━━━━━ Records for this exercise
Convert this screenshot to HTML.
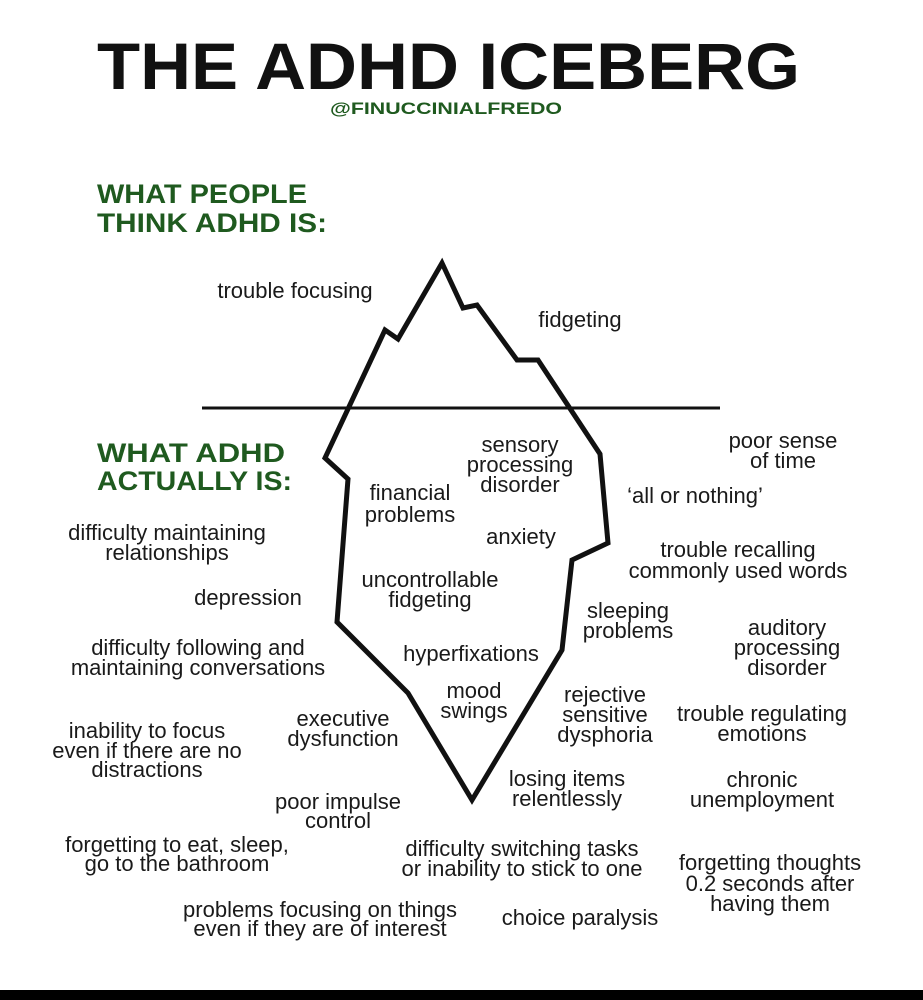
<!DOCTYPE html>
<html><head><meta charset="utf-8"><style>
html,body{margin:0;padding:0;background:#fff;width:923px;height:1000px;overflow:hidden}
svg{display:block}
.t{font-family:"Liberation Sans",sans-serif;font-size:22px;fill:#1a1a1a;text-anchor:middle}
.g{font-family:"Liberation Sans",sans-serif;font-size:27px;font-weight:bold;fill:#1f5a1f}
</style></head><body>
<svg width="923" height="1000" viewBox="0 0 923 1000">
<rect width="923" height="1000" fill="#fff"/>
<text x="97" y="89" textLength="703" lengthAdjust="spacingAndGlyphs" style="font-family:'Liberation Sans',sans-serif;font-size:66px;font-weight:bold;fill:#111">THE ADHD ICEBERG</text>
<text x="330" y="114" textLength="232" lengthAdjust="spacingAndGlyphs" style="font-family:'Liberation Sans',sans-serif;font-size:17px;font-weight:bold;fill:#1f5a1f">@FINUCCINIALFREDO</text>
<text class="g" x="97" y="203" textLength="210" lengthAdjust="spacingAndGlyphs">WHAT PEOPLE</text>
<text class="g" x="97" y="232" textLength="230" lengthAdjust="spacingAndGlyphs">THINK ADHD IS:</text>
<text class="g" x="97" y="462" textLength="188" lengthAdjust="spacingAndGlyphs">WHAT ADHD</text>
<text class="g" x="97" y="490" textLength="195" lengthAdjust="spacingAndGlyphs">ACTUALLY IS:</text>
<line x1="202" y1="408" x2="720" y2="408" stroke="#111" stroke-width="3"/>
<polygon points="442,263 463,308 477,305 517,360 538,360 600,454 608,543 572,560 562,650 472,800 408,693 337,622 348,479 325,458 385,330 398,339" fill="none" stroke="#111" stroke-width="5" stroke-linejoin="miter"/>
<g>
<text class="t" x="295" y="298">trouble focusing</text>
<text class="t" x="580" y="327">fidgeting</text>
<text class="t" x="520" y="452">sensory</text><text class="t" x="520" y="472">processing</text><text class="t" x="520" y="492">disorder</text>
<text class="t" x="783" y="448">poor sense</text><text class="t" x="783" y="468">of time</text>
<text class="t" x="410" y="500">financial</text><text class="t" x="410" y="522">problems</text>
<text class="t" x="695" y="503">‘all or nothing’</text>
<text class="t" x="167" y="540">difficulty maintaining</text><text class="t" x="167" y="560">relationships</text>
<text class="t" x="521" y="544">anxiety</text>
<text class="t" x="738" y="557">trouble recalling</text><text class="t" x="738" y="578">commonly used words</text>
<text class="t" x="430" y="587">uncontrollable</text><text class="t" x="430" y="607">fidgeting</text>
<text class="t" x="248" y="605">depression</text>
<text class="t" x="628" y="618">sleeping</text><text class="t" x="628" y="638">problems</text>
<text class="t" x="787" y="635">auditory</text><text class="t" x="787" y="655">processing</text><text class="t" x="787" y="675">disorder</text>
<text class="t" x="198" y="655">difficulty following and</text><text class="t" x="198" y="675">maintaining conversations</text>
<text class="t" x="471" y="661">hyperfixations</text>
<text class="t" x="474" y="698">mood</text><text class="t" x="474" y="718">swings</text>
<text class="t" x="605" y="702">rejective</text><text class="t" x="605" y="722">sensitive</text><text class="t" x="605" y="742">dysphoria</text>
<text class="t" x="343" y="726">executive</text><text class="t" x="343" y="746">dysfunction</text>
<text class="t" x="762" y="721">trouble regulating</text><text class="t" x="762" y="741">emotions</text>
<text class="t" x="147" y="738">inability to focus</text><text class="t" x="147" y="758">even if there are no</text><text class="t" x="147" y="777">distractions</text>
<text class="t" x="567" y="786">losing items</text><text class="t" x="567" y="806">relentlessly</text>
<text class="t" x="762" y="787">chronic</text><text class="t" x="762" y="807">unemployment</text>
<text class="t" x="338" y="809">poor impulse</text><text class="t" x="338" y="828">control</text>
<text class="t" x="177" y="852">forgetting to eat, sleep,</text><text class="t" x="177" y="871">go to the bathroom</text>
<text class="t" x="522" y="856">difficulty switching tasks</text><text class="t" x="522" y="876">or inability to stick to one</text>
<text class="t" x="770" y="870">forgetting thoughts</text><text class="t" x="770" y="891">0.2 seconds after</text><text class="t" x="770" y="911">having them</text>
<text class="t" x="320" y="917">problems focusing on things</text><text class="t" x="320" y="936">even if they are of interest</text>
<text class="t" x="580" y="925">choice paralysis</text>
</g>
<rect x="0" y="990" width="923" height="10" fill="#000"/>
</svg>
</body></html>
━━━━━━━━━━
━━━━━ Records for this exercise
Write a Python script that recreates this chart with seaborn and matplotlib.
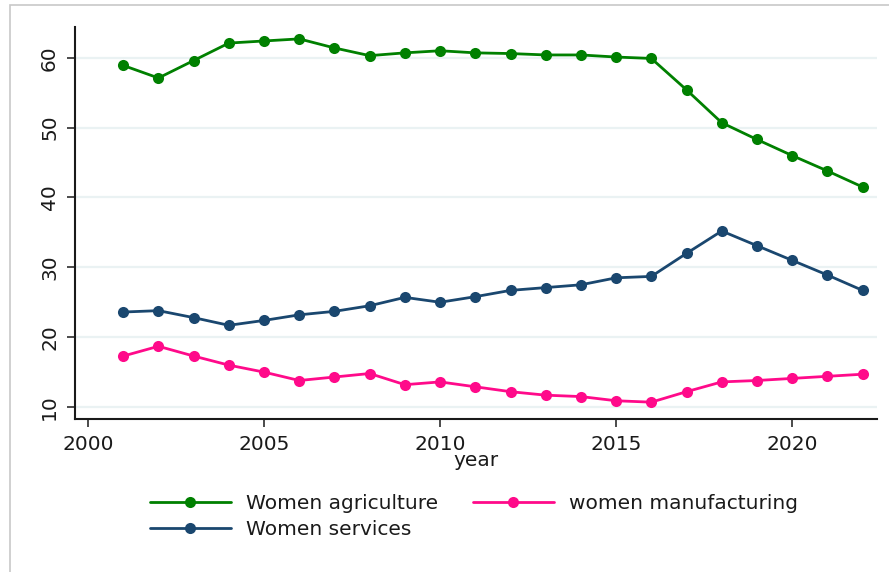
━━━━━━━━━━
━━━━━ Records for this exercise
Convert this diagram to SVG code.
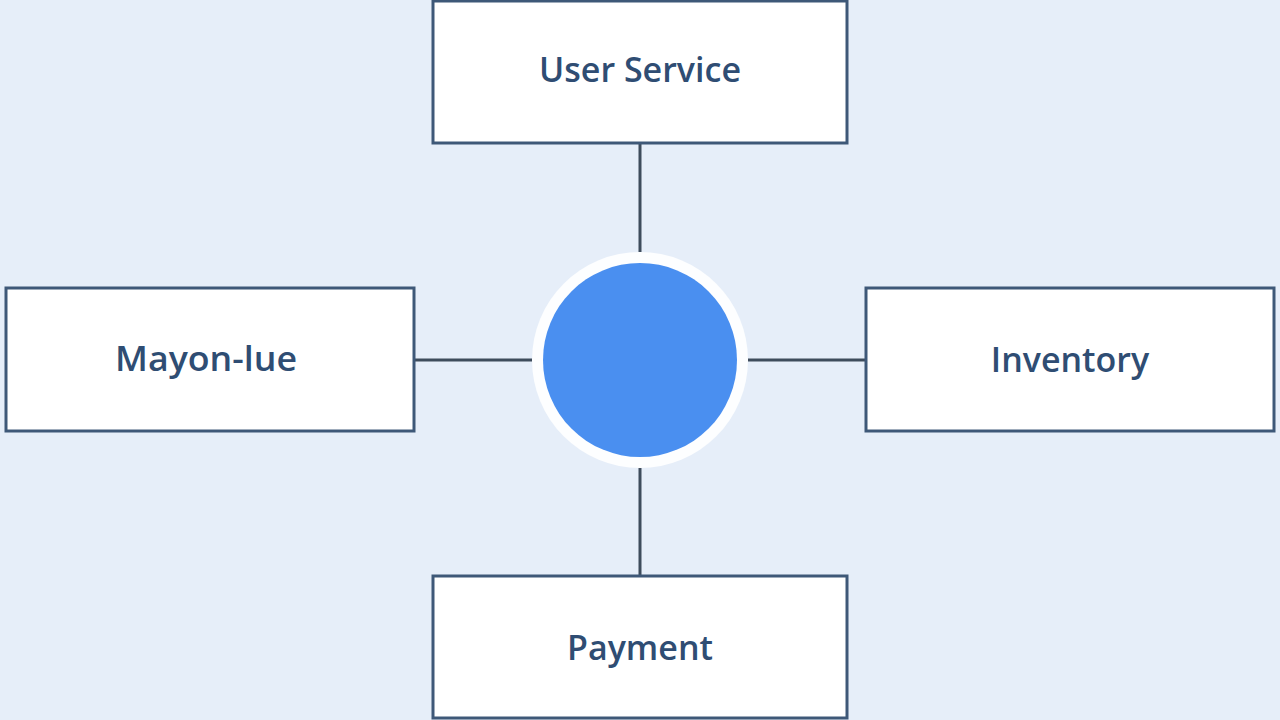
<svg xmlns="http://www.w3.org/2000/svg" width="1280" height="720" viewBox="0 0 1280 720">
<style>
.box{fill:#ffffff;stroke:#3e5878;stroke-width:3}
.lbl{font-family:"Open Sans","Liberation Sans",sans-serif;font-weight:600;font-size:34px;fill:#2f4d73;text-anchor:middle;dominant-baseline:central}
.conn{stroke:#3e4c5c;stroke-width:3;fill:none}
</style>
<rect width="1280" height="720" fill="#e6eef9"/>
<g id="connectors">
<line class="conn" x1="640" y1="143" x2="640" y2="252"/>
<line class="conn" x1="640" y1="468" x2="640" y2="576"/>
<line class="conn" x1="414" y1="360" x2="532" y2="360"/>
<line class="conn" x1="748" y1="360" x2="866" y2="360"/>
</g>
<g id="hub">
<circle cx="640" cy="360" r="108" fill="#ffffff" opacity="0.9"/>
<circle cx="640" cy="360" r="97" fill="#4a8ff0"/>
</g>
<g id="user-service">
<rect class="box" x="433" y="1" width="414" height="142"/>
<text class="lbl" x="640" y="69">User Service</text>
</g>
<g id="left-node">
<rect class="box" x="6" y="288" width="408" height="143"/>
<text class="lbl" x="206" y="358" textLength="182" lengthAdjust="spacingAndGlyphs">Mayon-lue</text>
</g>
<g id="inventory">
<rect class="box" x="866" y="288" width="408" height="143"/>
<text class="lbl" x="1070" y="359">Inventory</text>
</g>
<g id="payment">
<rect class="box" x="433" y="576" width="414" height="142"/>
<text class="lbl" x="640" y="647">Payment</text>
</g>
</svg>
━━━━━━━━━━
(The exercise): List each line of the entries that holds the string "Convert".

(Task solution):
Convert this screenshot to HTML.
Convert this diagram to SVG code.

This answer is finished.